D’ailleurs, au masculin ou au féminin, ce n’est pas kif-kif. En effet, une femme qui fabule ou qui affabule, c’est quand même plus sympa que quand c’est un mec qui le fait. Avec une femme, on a au moins l’illusion qu’elle le fait pour vous séduire, mais ça, c’est une autre histoire. Revenons à mon explication. En gros, si je devais résumer au strict minimum, fabuler ça serait un peu raconter n’importe quoi à quelqu’un, et affabuler, c’est exactement la même chose, sauf que la personne qui le fait vous prend pour un parfait imbécile. D’ailleurs, on peut parfaitement fabuler tout seul, s’inventer des histoires, histoire de rêver un peu ; par contre, pour affabuler, il faut obligatoirement avoir quelqu’un en face de soi, une victime, quoi. Voilà. Mon explication est finie. Je ne suis pas très sûr d’avoir été clair, mais au fond, ce n’est pas tout à fait de ça que je voulais vous parler. Ou plutôt si.
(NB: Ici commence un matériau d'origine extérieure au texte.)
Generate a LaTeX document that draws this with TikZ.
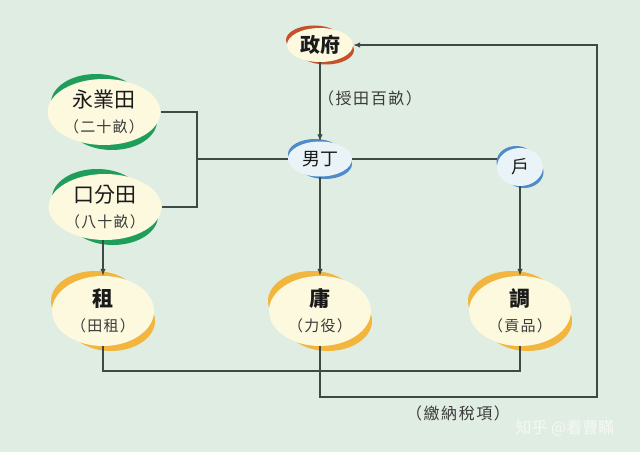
\documentclass[tikz,border=0pt]{standalone}
\usepackage{fontspec}
\setmainfont{Noto Sans CJK TC}
\usetikzlibrary{shapes.geometric,arrows.meta}
\definecolor{bgc}{HTML}{E0EDE2}
\definecolor{cream}{HTML}{FCF9DF}
\definecolor{bluefill}{HTML}{EAF3F8}
\definecolor{redc}{HTML}{C4512B}
\definecolor{greenc}{HTML}{1E9E5A}
\definecolor{bluec}{HTML}{4D8BC9}
\definecolor{yellowc}{HTML}{F2B53E}
\definecolor{linec}{HTML}{3E4A44}
\definecolor{txt}{HTML}{1A1A1A}
\definecolor{subtxt}{HTML}{3A3A3A}
\definecolor{wmark}{HTML}{F6F8F6}
\pgfdeclarelayer{bg}
\pgfdeclarelayer{cres}
\pgfdeclarelayer{lines}
\pgfsetlayers{bg,cres,lines,main}
% #1 node, #2 #3 radii of the crescent ellipse, #4 #5 offset, #6 colour
\newcommand\crescents[6]{%
  \begin{pgfonlayer}{cres}
    \fill[#6] ([shift={(-#4,-#5)}]#1.center) ellipse[x radius=#2, y radius=#3];
    \fill[#6] ([shift={(#4,#5)}]#1.center) ellipse[x radius=#2, y radius=#3];
  \end{pgfonlayer}}
\newcommand\subline[1]{\textcolor{subtxt}{\addfontfeature{LetterSpace=8}#1}}
\begin{document}
\begin{tikzpicture}[x=1pt,y=-1pt,
  blob/.style={ellipse, inner sep=0pt, align=center, text=txt},
  bigblob/.style={blob, fill=cream, minimum width=104pt, minimum height=66pt,
    font=\fontsize{15}{25}\selectfont},
  conn/.style={draw=linec, line width=1.2pt},
  arr/.style={conn, -{Latex[length=7pt,width=5.5pt]}},
  lbl/.style={text=subtxt, font=\fontsize{16}{18}\selectfont\addfontfeature{LetterSpace=10}, inner sep=0pt}]
\begin{pgfonlayer}{bg}
  \fill[bgc] (0,0) rectangle (640,452);
\end{pgfonlayer}
\useasboundingbox (0,0) rectangle (640,452);

% nodes
\node[blob, fill=cream, minimum width=66pt, minimum height=34pt,
  font=\fontsize{20}{24}\selectfont\bfseries] (zf) at (320,45) {政府};
\crescents{zf}{28}{14.5}{6}{5}{redc}
\node[blob, fill=bluefill, minimum width=64pt, minimum height=35pt,
  font=\fontsize{18}{22}\selectfont] (ding) at (320,159) {男丁};
\crescents{ding}{27}{15}{5}{5}{bluec}
\node[blob, fill=bluefill, minimum width=46pt, minimum height=38pt,
  font=\fontsize{18}{22}\selectfont] (hu) at (520,167) {戶};
\crescents{hu}{19.5}{16}{4}{5}{bluec}

\node[bigblob] (yyt) at (104,112)
  {{\fontsize{21}{25}\selectfont 永業田}\\\subline{（二十畝）}};
\crescents{yyt}{45}{29}{8}{9}{greenc}
\node[bigblob] (kft) at (105,207)
  {{\fontsize{21}{25}\selectfont 口分田}\\\subline{（八十畝）}};
\crescents{kft}{45}{29}{8}{9}{greenc}

\node[bigblob, minimum width=102pt, minimum height=70pt] (zu) at (103,311)
  {{\fontsize{21}{25}\selectfont\bfseries 租}\\\subline{（田租）}};
\crescents{zu}{44}{30}{8}{10}{yellowc}
\node[bigblob, minimum width=102pt, minimum height=70pt] (yo) at (320,311)
  {{\fontsize{21}{25}\selectfont\bfseries 庸}\\\subline{（力役）}};
\crescents{yo}{44}{30}{8}{10}{yellowc}
\node[bigblob, minimum width=102pt, minimum height=70pt] (di) at (520,311)
  {{\fontsize{21}{25}\selectfont\bfseries 調}\\\subline{（貢品）}};
\crescents{di}{44}{30}{8}{10}{yellowc}

% labels
\node[lbl] (l1) at (370,98) {（授田百畝）};
\node[lbl] (l2) at (458,413) {（繳納稅項）};
\node[text=wmark, font=\fontsize{16}{18}\selectfont, inner sep=0pt] (wm) at (565,428) {知乎 @看曹瞞};

% helper coordinates
\coordinate (brk) at (197,159);
\coordinate (j1) at (520,371);
\coordinate (c1) at (597,397);

% connectors
\begin{pgfonlayer}{lines}
  \draw[arr] (zf.south) -- (ding.north);
  \draw[conn] (yyt.east) -| (brk) |- (kft.east);
  \draw[conn] (brk) -- (ding.west);
  \draw[conn] (ding.east) -- (ding.east -| hu.west);
  \draw[arr] (zu.north |- kft.south) -- (zu.north);
  \draw[arr] (ding.south) -- (yo.north);
  \draw[arr] (hu.south) -- (di.north);
  \draw[conn] (zu.south) |- (j1) -- (di.south);
  \draw[arr] (yo.south) |- (c1) |- (zf.east);
\end{pgfonlayer}
\end{tikzpicture}
\end{document}
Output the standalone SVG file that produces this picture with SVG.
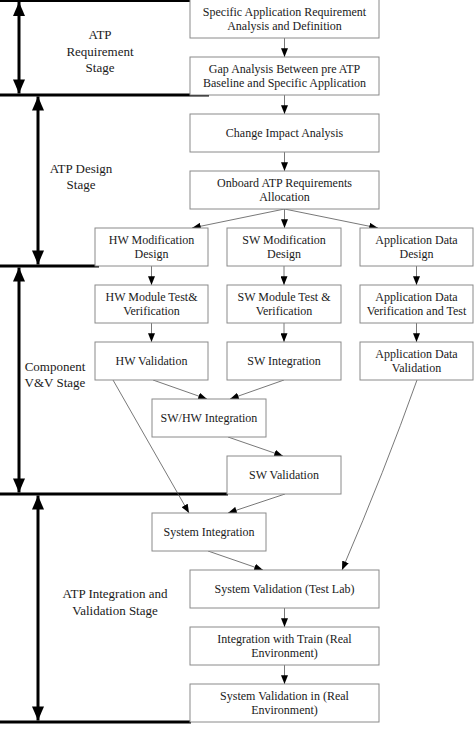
<svg xmlns="http://www.w3.org/2000/svg" width="474" height="744" viewBox="0 0 474 744">
<style>
.box{fill:#fff;stroke:#8a8a8a;stroke-width:1}
.t{font-family:"Liberation Serif","Times New Roman",serif;font-size:12px;fill:#1a1a1a;text-anchor:middle}
.lbl{font-family:"Liberation Serif","Times New Roman",serif;font-size:13px;fill:#1a1a1a;text-anchor:middle}
.edge{stroke:#555;stroke-width:0.8;fill:none;marker-end:url(#ah)}
.stage{stroke:#000;stroke-width:3}
.span{stroke:#000;stroke-width:3;marker-start:url(#bh);marker-end:url(#bh)}
</style>
<defs>
<marker id="ah" viewBox="0 0 10 8" refX="10" refY="4" markerWidth="9" markerHeight="7" orient="auto" markerUnits="userSpaceOnUse"><path d="M0,0 L10,4 L0,8 z" fill="#000"/></marker>
<marker id="bh" viewBox="0 0 14 12" refX="14" refY="6" markerWidth="15" markerHeight="12" orient="auto-start-reverse" markerUnits="userSpaceOnUse"><path d="M0,0 L14,6 L0,12 z" fill="#000"/></marker>
</defs>
<rect width="474" height="744" fill="#fff"/>
<g id="stages">
<line class="stage" x1="0" y1="0.5" x2="190" y2="0.5"/>
<line class="stage" x1="0" y1="95" x2="209" y2="95"/>
<line class="stage" x1="0" y1="266" x2="99" y2="266"/>
<line class="stage" x1="0" y1="494" x2="228" y2="494"/>
<line class="stage" x1="0" y1="722" x2="191" y2="722"/>
<line class="span" x1="19" y1="2" x2="19" y2="93.5"/>
<line class="span" x1="38" y1="96.5" x2="38" y2="264.5"/>
<line class="span" x1="19" y1="267.5" x2="19" y2="492.5"/>
<line class="span" x1="38" y1="495.5" x2="38" y2="720.5"/>
<text class="lbl" x="100" y="39">ATP</text>
<text class="lbl" x="100" y="56">Requirement</text>
<text class="lbl" x="100" y="72">Stage</text>
<text class="lbl" x="81" y="173">ATP Design</text>
<text class="lbl" x="81" y="189">Stage</text>
<text class="lbl" x="55" y="371">Component</text>
<text class="lbl" x="55" y="387">V&amp;V Stage</text>
<text class="lbl" x="115" y="598">ATP Integration and</text>
<text class="lbl" x="115" y="615">Validation Stage</text>
</g>
<g id="connectors">
<line class="edge" x1="284.5" y1="38" x2="284.5" y2="57"/>
<line class="edge" x1="284.5" y1="95" x2="284.5" y2="114"/>
<line class="edge" x1="284.5" y1="152" x2="284.5" y2="171"/>
<line class="edge" x1="284.5" y1="209" x2="192" y2="228"/>
<line class="edge" x1="284.5" y1="209" x2="284.5" y2="228"/>
<line class="edge" x1="284.5" y1="209" x2="378" y2="228"/>
<line class="edge" x1="151.5" y1="266" x2="151.5" y2="285"/>
<line class="edge" x1="284" y1="266" x2="284" y2="285"/>
<line class="edge" x1="416.5" y1="266" x2="416.5" y2="285"/>
<line class="edge" x1="151.5" y1="323" x2="151.5" y2="342"/>
<line class="edge" x1="284" y1="323" x2="284" y2="342"/>
<line class="edge" x1="416.5" y1="323" x2="416.5" y2="342"/>
<line class="edge" x1="153" y1="380" x2="207" y2="399"/>
<line class="edge" x1="284" y1="380" x2="230" y2="399"/>
<line class="edge" x1="228" y1="437" x2="283" y2="456"/>
<line class="edge" x1="285" y1="494" x2="228" y2="513"/>
<line class="edge" x1="113" y1="380" x2="189" y2="513"/>
<line class="edge" x1="208" y1="551" x2="263" y2="570"/>
<path class="edge" d="M417,380 Q385,470 342,570"/>
<line class="edge" x1="284.5" y1="608" x2="284.5" y2="627"/>
<line class="edge" x1="284.5" y1="665" x2="284.5" y2="684"/>
</g>
<g id="n1"><rect class="box" x="190" y="-1" width="189" height="39"/><text class="t" x="284.5" y="16">Specific Application Requirement</text><text class="t" x="284.5" y="30">Analysis and Definition</text></g>
<g id="n2"><rect class="box" x="190" y="57" width="189" height="38"/><text class="t" x="284.5" y="73">Gap Analysis Between pre ATP</text><text class="t" x="284.5" y="87">Baseline and Specific Application</text></g>
<g id="n3"><rect class="box" x="190" y="114" width="189" height="38"/><text class="t" x="284.5" y="137">Change Impact Analysis</text></g>
<g id="n4"><rect class="box" x="190" y="171" width="189" height="38"/><text class="t" x="284.5" y="187">Onboard ATP Requirements</text><text class="t" x="284.5" y="201">Allocation</text></g>
<g id="n5"><rect class="box" x="95" y="228" width="113" height="38"/><text class="t" x="151.5" y="244">HW Modification</text><text class="t" x="151.5" y="258">Design</text></g>
<g id="n6"><rect class="box" x="227" y="228" width="114" height="38"/><text class="t" x="284" y="244">SW Modification</text><text class="t" x="284" y="258">Design</text></g>
<g id="n7"><rect class="box" x="360" y="228" width="113" height="38"/><text class="t" x="416.5" y="244">Application Data</text><text class="t" x="416.5" y="258">Design</text></g>
<g id="n8"><rect class="box" x="95" y="285" width="113" height="38"/><text class="t" x="151.5" y="301">HW Module Test&amp;</text><text class="t" x="151.5" y="315">Verification</text></g>
<g id="n9"><rect class="box" x="227" y="285" width="114" height="38"/><text class="t" x="284" y="301">SW Module Test &amp;</text><text class="t" x="284" y="315">Verification</text></g>
<g id="n10"><rect class="box" x="360" y="285" width="113" height="38"/><text class="t" x="416.5" y="301">Application Data</text><text class="t" x="416.5" y="315">Verification and Test</text></g>
<g id="n11"><rect class="box" x="95" y="342" width="113" height="38"/><text class="t" x="151.5" y="365">HW Validation</text></g>
<g id="n12"><rect class="box" x="227" y="342" width="114" height="38"/><text class="t" x="284" y="365">SW Integration</text></g>
<g id="n13"><rect class="box" x="360" y="342" width="113" height="38"/><text class="t" x="416.5" y="358">Application Data</text><text class="t" x="416.5" y="372">Validation</text></g>
<g id="n14"><rect class="box" x="152" y="399" width="114" height="38"/><text class="t" x="209" y="422">SW/HW Integration</text></g>
<g id="n15"><rect class="box" x="227" y="456" width="114" height="38"/><text class="t" x="284" y="479">SW Validation</text></g>
<g id="n16"><rect class="box" x="152" y="513" width="114" height="38"/><text class="t" x="209" y="536">System Integration</text></g>
<g id="n17"><rect class="box" x="190" y="570" width="189" height="38"/><text class="t" x="284.5" y="593">System Validation (Test Lab)</text></g>
<g id="n18"><rect class="box" x="190" y="627" width="189" height="38"/><text class="t" x="284.5" y="643">Integration with Train (Real</text><text class="t" x="284.5" y="657">Environment)</text></g>
<g id="n19"><rect class="box" x="190" y="684" width="189" height="38"/><text class="t" x="284.5" y="700">System Validation in (Real</text><text class="t" x="284.5" y="714">Environment)</text></g>
</svg>
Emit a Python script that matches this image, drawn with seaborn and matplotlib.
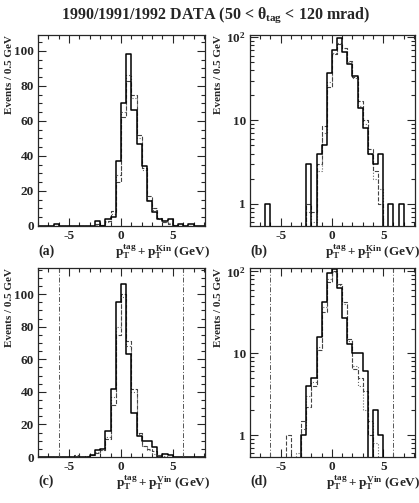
"""Tagged-electron pT balance, 1990-1992 data vs two MC models (KIN and VIN)."""
import numpy as np
import pandas as pd
import seaborn as sns
import matplotlib
matplotlib.use("Agg")
from matplotlib import pyplot as plt
from matplotlib import ticker

# bins of 0.5 GeV from -8 to 8 GeV (32 bins)
edges = np.arange(-8.0, 8.01, 0.5)
centers = edges[:-1] + 0.25

#  lower edge:  -8 -7.5 -7 -6.5 -6 -5.5 -5 -4.5 -4 -3.5 -3 -2.5 -2 -1.5 -1 -0.5 0 0.5 1 1.5 2 2.5 3 3.5 4 4.5 5 5.5 6 6.5 7 7.5
kin_data = [0, 0, 0, 1, 0, 0, 0, 0, 0, 0, 0, 3, 0, 4, 5, 37, 70, 98, 66, 47, 34, 14, 8, 4, 3, 4, 0, 1, 0, 1, 0, 0]
kin_mc1 = [0, 0, 0, 0, 0, 0, 0, 0, 0, 0, 0, 1, 0.8, 3, 8.5, 25, 62, 83, 75, 52, 33, 17, 10, 4.5, 2.5, 1, 0.3, 0, 0, 0, 0, 0]
kin_mc2 = [0, 0, 0, 0, 0, 0, 0, 0, 0, 0, 0, 0.8, 0.6, 2.5, 7, 29, 65, 86, 73, 50, 32, 15, 9, 4, 2, 1.5, 0.4, 0, 0, 0, 0, 0]

vin_data = [0, 0, 0, 0, 0, 0, 0, 0, 0, 0, 1, 4, 5, 16, 42, 95, 106, 63, 27, 13, 10, 10, 6, 0, 2, 1, 0, 0, 0, 0, 0, 0]
vin_mc1 = [0, 0, 0, 0, 0, 0, 0, 1, 0, 0, 1.5, 2.2, 4, 11, 32, 75, 100, 71, 42, 15, 6.5, 5, 3.5, 1, 0, 0, 0, 0, 0, 0, 0, 0]
vin_mc2 = [0, 0, 0, 0, 0, 0, 0, 0, 0, 0.6, 1.2, 3, 4.5, 12, 37, 80, 98, 68, 40, 14, 7, 4, 2, 1.5, 0.8, 0, 0, 0, 0, 0, 0, 0]

cut_lines = [-6, 6]

sns.set_style("ticks")
plt.rcParams["font.family"] = ["Liberation Serif", "DejaVu Serif"]
plt.rcParams["font.weight"] = "bold"
plt.rcParams["axes.labelweight"] = "bold"
plt.rcParams["axes.unicode_minus"] = False
plt.rcParams["mathtext.fontset"] = "custom"
plt.rcParams["mathtext.rm"] = "Liberation Serif:bold"
plt.rcParams["mathtext.it"] = "Liberation Serif:bold"
plt.rcParams["mathtext.bf"] = "Liberation Serif:bold"

W, H = 419, 503
fig = plt.figure(figsize=(W / 100, H / 100), dpi=100)


def frac(left, top, right, bottom):
    return [left / W, 1 - bottom / H, (right - left) / W, (bottom - top) / H]


panels = [
    ("(a)", frac(38, 35, 205, 226), kin_data, kin_mc1, kin_mc2, False, "Kin", False, -0.145),
    ("(b)", frac(250, 35, 415, 226), kin_data, kin_mc1, kin_mc2, True, "Kin", False, -0.165),
    ("(c)", frac(38, 268, 205, 457), vin_data, vin_mc1, vin_mc2, False, "Vin", True, -0.145),
    ("(d)", frac(250, 268, 415, 457), vin_data, vin_mc1, vin_mc2, True, "Vin", True, -0.165),
]

for tag, rect, data, mc1, mc2, logy, name, cuts, ylab_x in panels:
    ax = fig.add_axes(rect)
    df = pd.DataFrame({"pt": centers, "data": data, "mc1": mc1, "mc2": mc2})
    hist_kw = dict(data=df, x="pt", binwidth=0.5, binrange=(-8, 8),
                   element="step", fill=False, ax=ax)
    sns.histplot(weights="mc2", color="#666666", linewidth=0.8, linestyle=":", **hist_kw)
    sns.histplot(weights="mc1", color="#444444", linewidth=0.8, linestyle="--", **hist_kw)
    sns.histplot(weights="data", color="black", linewidth=1.1, **hist_kw)
    if cuts:
        for xc in cut_lines:
            ax.axvline(xc, color="#555555", lw=0.7, ls=(0, (5, 2, 1, 2)))

    ax.set_xlim(-8, 8.1)
    ax.xaxis.set_major_locator(ticker.FixedLocator([-5, 0, 5]))
    ax.xaxis.set_minor_locator(ticker.MultipleLocator(1))
    if logy:
        ax.set_yscale("log")
        ax.set_ylim(0.54, 106 if name == "Kin" else 110)
        ax.yaxis.set_major_locator(ticker.FixedLocator([1, 10, 100]))
        ax.yaxis.set_major_formatter(ticker.FixedFormatter(["1", "10", "10$^{2}$"]))
        ax.yaxis.set_minor_locator(ticker.LogLocator(subs=np.arange(2, 10)))
        ax.yaxis.set_minor_formatter(ticker.NullFormatter())
    else:
        ax.set_ylim(0, 109 if name == "Kin" else 116)
        ax.yaxis.set_major_locator(ticker.MultipleLocator(20))
        ax.yaxis.set_minor_locator(ticker.MultipleLocator(5))

    ax.tick_params(which="both", direction="in", top=True, right=True,
                   labelsize=9.5, width=0.8)
    ax.tick_params(which="major", length=6, pad=3)
    ax.tick_params(which="minor", length=3)
    for lab in ax.get_xticklabels() + ax.get_yticklabels():
        lab.set_fontweight("bold")
    for s in ax.spines.values():
        s.set_linewidth(0.9)

    ax.set_xlabel("")
    ax.set_ylabel("Events / 0.5 GeV", loc="top", fontsize=8)
    ax.yaxis.set_label_coords(ylab_x, 1.0)
    ax.text(0.0, -0.13, tag, transform=ax.transAxes, fontsize=10,
            fontweight="bold", ha="left", va="center")
    ax.text(1.03, -0.135, r"$p_T^{tag} + p_T^{%s}$ (GeV)" % name,
            transform=ax.transAxes, fontsize=9.5, fontweight="bold",
            ha="right", va="center")

fig.text(0.515, 1 - 15 / H, r"1990/1991/1992 DATA (50 < $\theta_{tag}$ < 120 mrad)",
         fontsize=11.5, fontweight="bold", ha="center", va="center")

fig.savefig("out.png", dpi=100)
En vérité, ces derniers temps, je suis consterné, je suis abasourdi, je suis atterré, je suis ahuri - et je peux continuer comme ça pendant des heures - bref, je suis sidéré par les propos que j’entends ça et là par certains de nos grands responsables et non des moindres. Oui, bien sûr, je ne suis pas naïf, et je sais que la politique consiste souvent à dire n’importe quoi, prétendre la chose et son contraire, et même vous promettre la lune et le lendemain vous donner des coups qui vous font voir des étoiles en plein jour. Justement, à propos de coups, je voudrais, si vous me le permettez, revenir à ceux qui ont été reçus par certains jeunes que nos confrères francophones appellent très joliment «Les professeurs de demain».

Pour ne rien vous cacher, j’ai eu beau suivre tout ce qui a été écrit, dit et diffusé sur cette triste affaire, honnêtement je suis incapable de vous dire si ces malheureux - je parle bien entendu des futurs ex-profs et pas de ceux qui les ont tabassés ou ordonné de le faire – ont raison de râler comme ils l’ont fait et continuent de le faire. Par contre, après avoir entendu un ministre plutôt costaud raconter devant quelques dizaines d’honorables élus et en même temps devant plusieurs millions de non moins honorables citoyens, que «les forces de l’ordre» sont intervenues sur son ordre mais avec l’accord de son patron, et quelques minutes après, c’est ce même patron qui jure devant Dieu qu’il n’était pas au courant, je me dis qu’il y a comme qui dirait désordre. Car qui croire?

Théoriquement, et pour des raisons mystico-religieuses, quelqu’un qui dirige le Premier Parti Musulman (PPM, c’est pas mal non plus, hein ?) ne pourrait pas mentir d’une manière aussi éhontée et encore moins devant ses propres électeurs et ses propres fidèles. D’abord, c’est un péché mortel et on promet l’enfer pour beaucoup moins que ça. Et puis, ça ne fait pas très sérieux de crier sur tous les toits qu’on est le plus grand boss élu de toute l’histoire de la jeune démocratie marocaine et tout et tout, et avouer que ce sont d’autres qui prennent les vraies décisions et que «ce n’est pas si grave que ça». Je suis mal placé pour lui donner des conseils, mais je pense que s’il continue de nous raconter à chaque fois qu’il n’était pas au courant, mais qu’il assume quand même, on va finir par le prendre tout simplement pour un fabulateur ou pire, pour un affabulateur, puisque maintenant, vous connaissez la différence. Alors, franchement, vivement qu’il nous prouve que c’est lui le vrai patron. Et vivement Mardi prochain.